> [WRITTEN TASK]: Output exactly the lines from the line containing "Output the LaTeX" through the line containing "width=1.92cm, minimum height=0.99cm]", inclusive, and omit any pictures.

> [DATA IN THIS EXERCISE]:
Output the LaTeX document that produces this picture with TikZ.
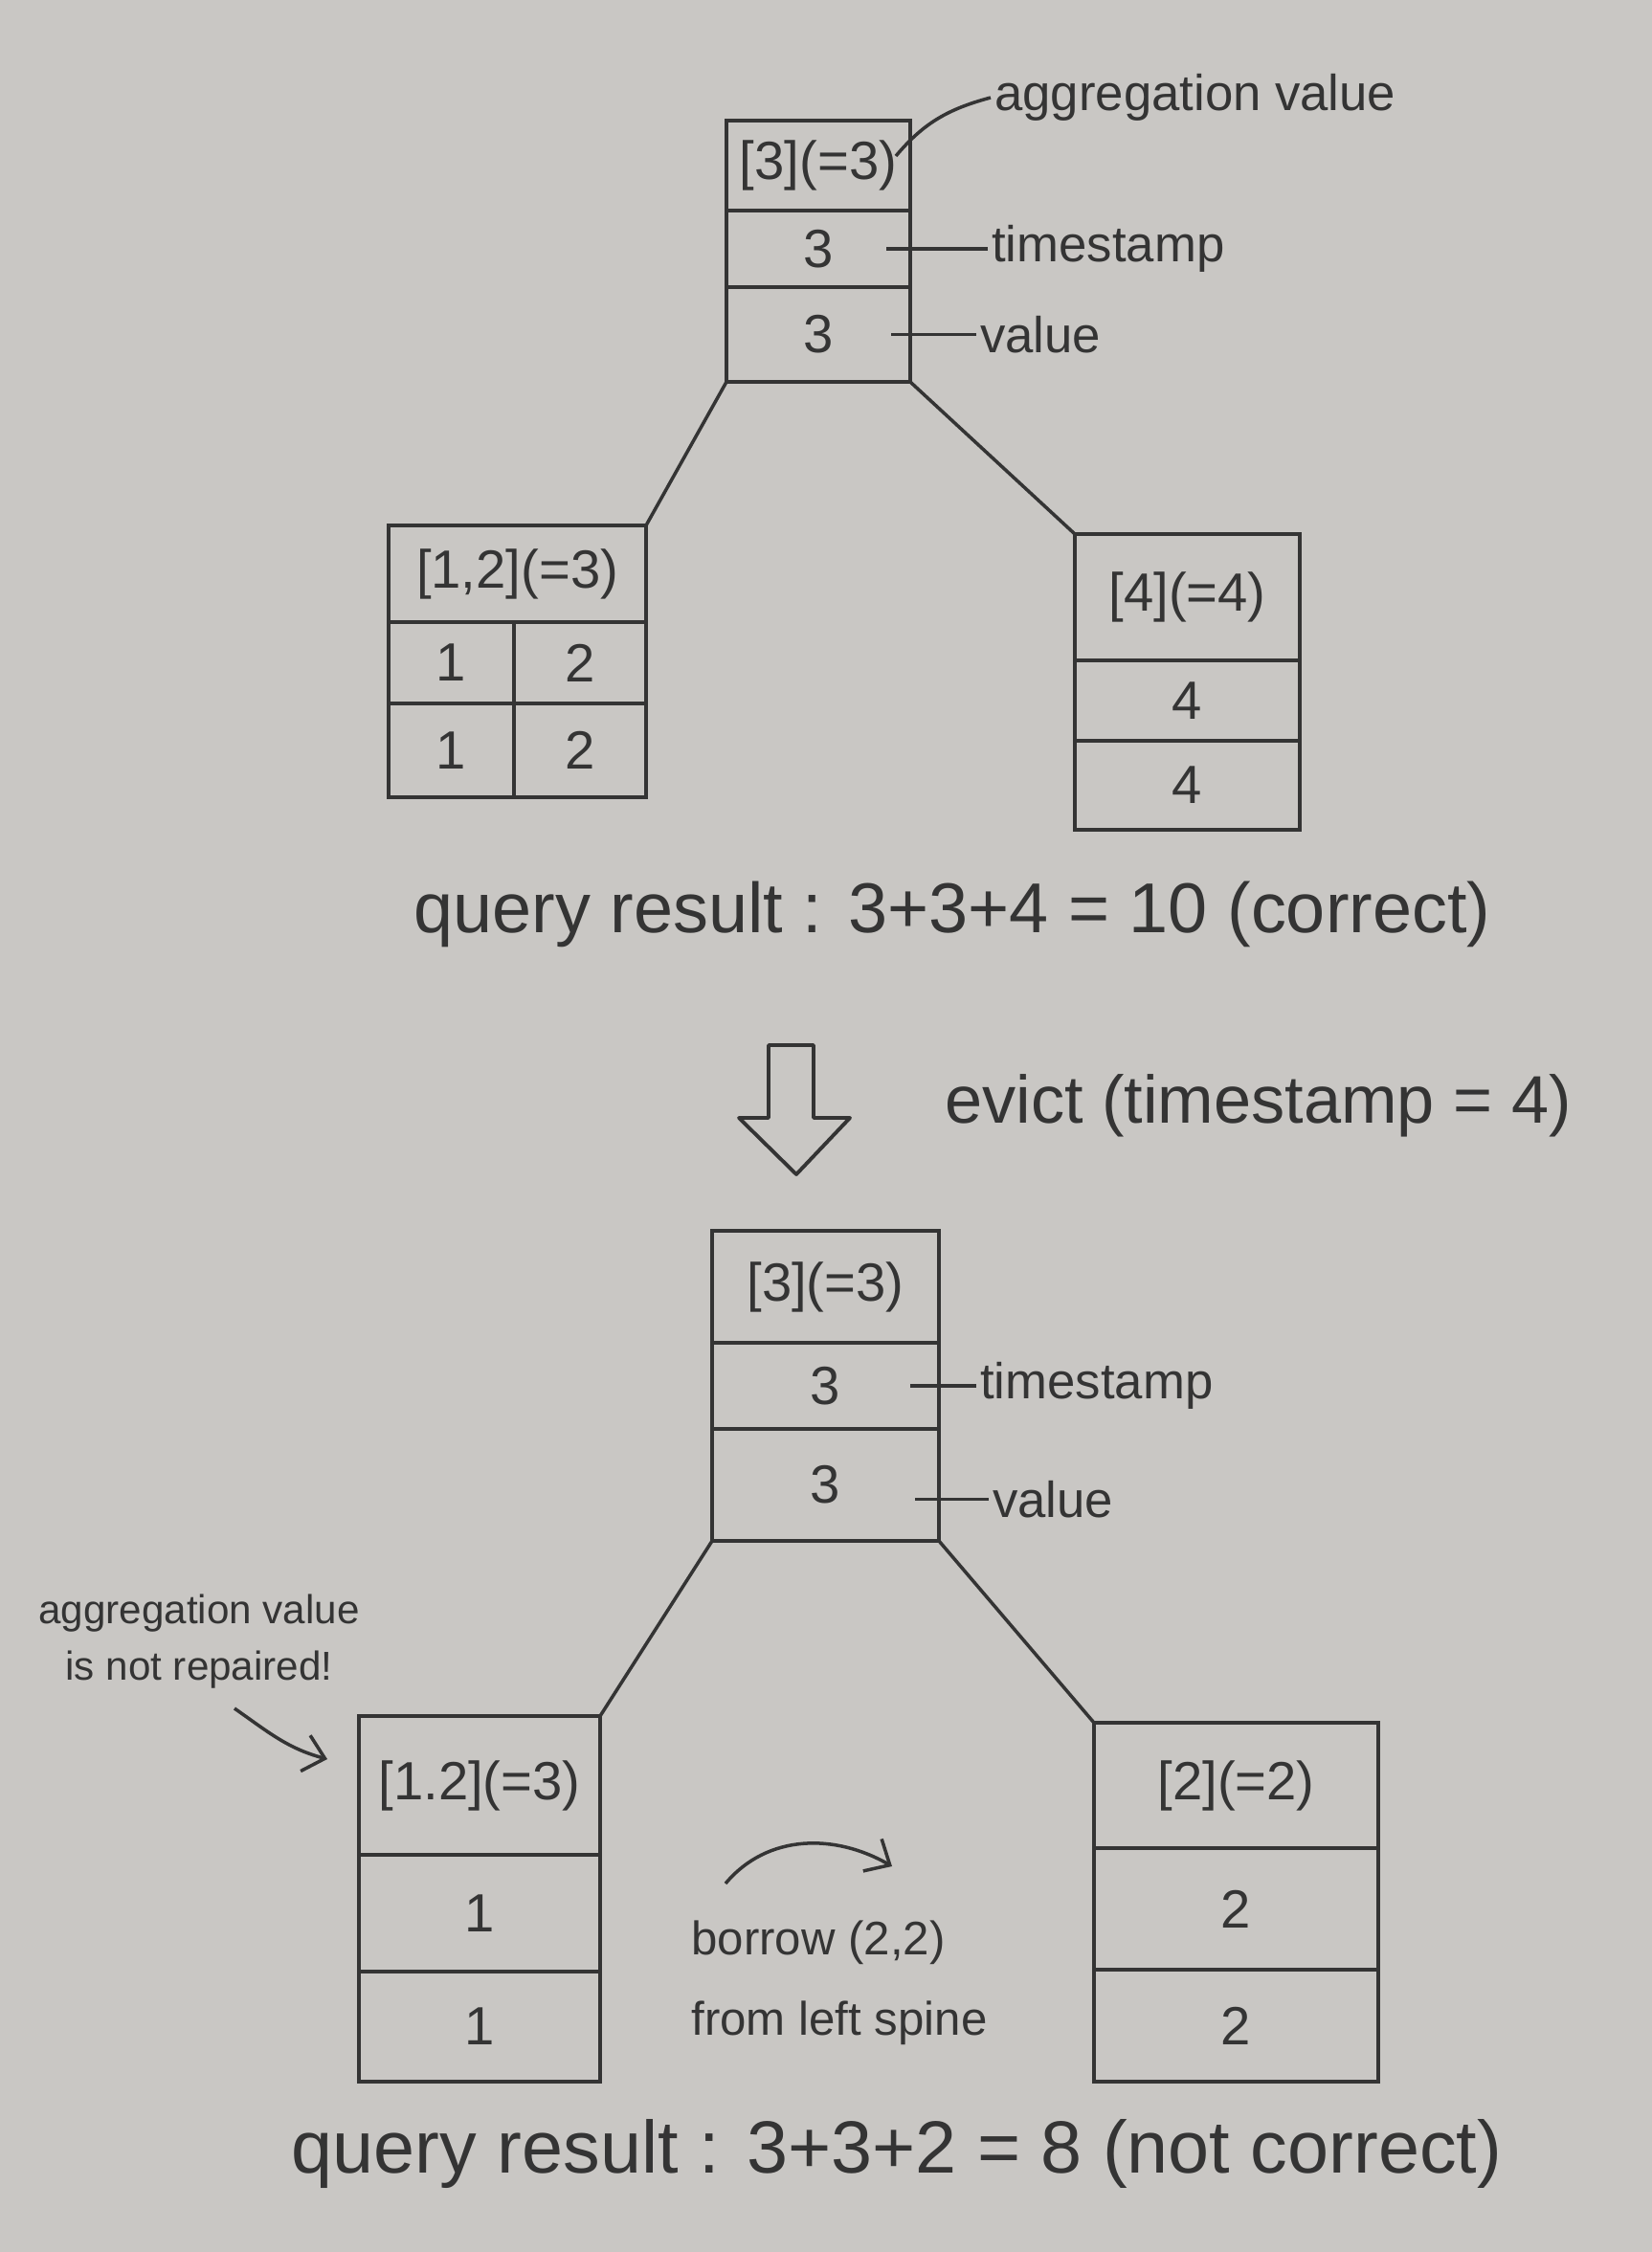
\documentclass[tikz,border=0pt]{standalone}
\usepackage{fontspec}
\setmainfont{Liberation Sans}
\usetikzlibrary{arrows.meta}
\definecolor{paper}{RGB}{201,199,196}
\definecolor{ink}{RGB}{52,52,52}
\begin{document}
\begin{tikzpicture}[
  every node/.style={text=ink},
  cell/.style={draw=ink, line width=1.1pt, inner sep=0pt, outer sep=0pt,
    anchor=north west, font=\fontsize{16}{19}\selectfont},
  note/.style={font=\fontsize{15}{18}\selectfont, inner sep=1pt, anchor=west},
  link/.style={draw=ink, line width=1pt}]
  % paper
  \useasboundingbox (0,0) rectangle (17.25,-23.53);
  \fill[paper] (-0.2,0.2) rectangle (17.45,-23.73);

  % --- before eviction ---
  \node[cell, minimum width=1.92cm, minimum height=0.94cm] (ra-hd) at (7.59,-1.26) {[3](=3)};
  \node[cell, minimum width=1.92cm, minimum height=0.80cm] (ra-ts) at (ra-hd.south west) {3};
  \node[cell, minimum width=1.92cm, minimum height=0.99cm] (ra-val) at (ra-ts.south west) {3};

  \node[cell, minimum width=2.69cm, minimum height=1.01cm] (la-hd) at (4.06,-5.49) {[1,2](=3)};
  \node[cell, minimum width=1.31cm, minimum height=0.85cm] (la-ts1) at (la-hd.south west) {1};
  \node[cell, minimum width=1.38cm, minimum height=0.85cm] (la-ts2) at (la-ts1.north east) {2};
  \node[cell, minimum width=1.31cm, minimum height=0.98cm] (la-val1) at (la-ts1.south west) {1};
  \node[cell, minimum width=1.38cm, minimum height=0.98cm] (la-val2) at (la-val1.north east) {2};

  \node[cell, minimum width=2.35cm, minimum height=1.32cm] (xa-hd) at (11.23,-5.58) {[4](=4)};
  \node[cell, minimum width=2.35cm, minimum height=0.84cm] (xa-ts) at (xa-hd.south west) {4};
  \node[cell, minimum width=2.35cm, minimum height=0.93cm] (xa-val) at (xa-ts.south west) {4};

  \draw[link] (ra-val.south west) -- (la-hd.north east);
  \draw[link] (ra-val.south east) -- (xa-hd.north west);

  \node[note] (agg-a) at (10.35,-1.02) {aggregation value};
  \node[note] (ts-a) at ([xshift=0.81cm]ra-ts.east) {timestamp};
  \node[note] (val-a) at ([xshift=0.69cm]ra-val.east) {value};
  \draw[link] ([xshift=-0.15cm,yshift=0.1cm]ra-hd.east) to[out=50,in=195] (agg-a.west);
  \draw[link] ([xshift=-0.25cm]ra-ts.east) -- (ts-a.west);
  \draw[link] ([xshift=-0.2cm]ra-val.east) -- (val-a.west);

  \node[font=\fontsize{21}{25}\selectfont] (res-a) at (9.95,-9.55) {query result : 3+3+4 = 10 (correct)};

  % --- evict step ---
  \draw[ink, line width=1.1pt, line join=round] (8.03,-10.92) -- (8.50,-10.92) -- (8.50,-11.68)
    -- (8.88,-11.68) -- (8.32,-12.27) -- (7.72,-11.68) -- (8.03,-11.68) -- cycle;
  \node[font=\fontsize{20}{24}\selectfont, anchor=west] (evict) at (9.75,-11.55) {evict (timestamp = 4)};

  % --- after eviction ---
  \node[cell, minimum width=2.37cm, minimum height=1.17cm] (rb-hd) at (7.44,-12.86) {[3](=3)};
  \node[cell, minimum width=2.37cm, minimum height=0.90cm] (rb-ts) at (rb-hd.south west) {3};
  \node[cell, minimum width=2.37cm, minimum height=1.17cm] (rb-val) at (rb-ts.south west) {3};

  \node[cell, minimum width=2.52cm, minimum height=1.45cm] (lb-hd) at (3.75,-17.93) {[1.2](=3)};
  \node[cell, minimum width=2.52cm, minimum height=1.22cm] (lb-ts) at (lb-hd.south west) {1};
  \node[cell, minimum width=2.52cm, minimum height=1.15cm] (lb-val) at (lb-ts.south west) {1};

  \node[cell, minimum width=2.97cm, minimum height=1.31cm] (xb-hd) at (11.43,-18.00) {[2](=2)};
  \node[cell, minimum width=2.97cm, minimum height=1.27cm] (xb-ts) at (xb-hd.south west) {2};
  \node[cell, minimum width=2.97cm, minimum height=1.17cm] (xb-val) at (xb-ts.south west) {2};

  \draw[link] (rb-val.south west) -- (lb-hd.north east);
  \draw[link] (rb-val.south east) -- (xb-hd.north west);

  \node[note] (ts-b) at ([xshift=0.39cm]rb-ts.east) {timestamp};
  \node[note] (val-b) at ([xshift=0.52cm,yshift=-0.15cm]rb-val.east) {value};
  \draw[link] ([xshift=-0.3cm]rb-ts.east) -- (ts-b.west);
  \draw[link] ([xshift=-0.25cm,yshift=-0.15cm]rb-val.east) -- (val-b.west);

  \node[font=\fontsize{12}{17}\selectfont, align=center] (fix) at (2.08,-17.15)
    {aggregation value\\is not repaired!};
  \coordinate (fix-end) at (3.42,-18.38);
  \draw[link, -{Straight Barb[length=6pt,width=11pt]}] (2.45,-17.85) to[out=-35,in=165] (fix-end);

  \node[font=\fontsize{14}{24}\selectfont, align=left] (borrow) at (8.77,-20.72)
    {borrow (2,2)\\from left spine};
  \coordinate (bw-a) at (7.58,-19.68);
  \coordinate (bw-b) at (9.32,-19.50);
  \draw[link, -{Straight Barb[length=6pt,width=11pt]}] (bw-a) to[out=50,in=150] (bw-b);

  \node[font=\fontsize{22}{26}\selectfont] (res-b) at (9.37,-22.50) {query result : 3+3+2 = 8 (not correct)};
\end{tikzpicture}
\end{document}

...

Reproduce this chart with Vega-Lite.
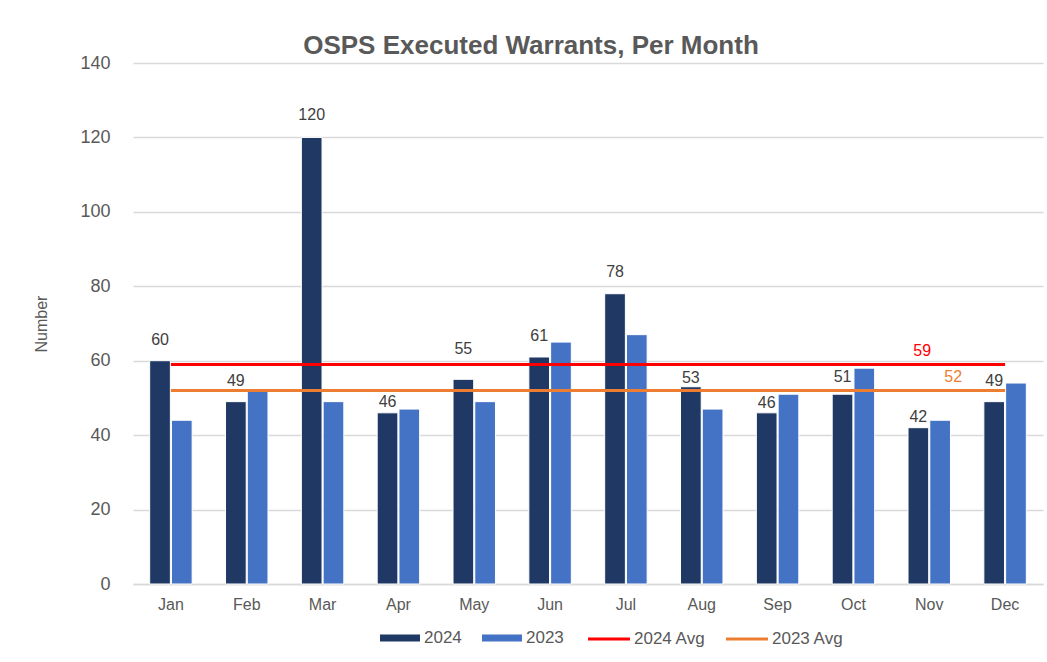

> [RESULT OF THE EXERCISE]:
Output the LaTeX document that produces this picture with TikZ.
\documentclass[tikz,border=0pt]{standalone}
\usepackage{fontspec}
\setmainfont{Liberation Sans}
\usetikzlibrary{arrows.meta}
\definecolor{paper}{RGB}{201,199,196}
\definecolor{ink}{RGB}{52,52,52}
\begin{document}
\begin{tikzpicture}[
  every node/.style={text=ink},
  cell/.style={draw=ink, line width=1.1pt, inner sep=0pt, outer sep=0pt,
    anchor=north west, font=\fontsize{16}{19}\selectfont},
  note/.style={font=\fontsize{15}{18}\selectfont, inner sep=1pt, anchor=west},
  link/.style={draw=ink, line width=1pt}]
  % paper
  \useasboundingbox (0,0) rectangle (17.25,-23.53);
  \fill[paper] (-0.2,0.2) rectangle (17.45,-23.73);

  % --- before eviction ---
  \node[cell, minimum width=1.92cm, minimum height=0.94cm] (ra-hd) at (7.59,-1.26) {[3](=3)};
  \node[cell, minimum width=1.92cm, minimum height=0.80cm] (ra-ts) at (ra-hd.south west) {3};
  \node[cell, minimum width=1.92cm, minimum height=0.99cm] (ra-val) at (ra-ts.south west) {3};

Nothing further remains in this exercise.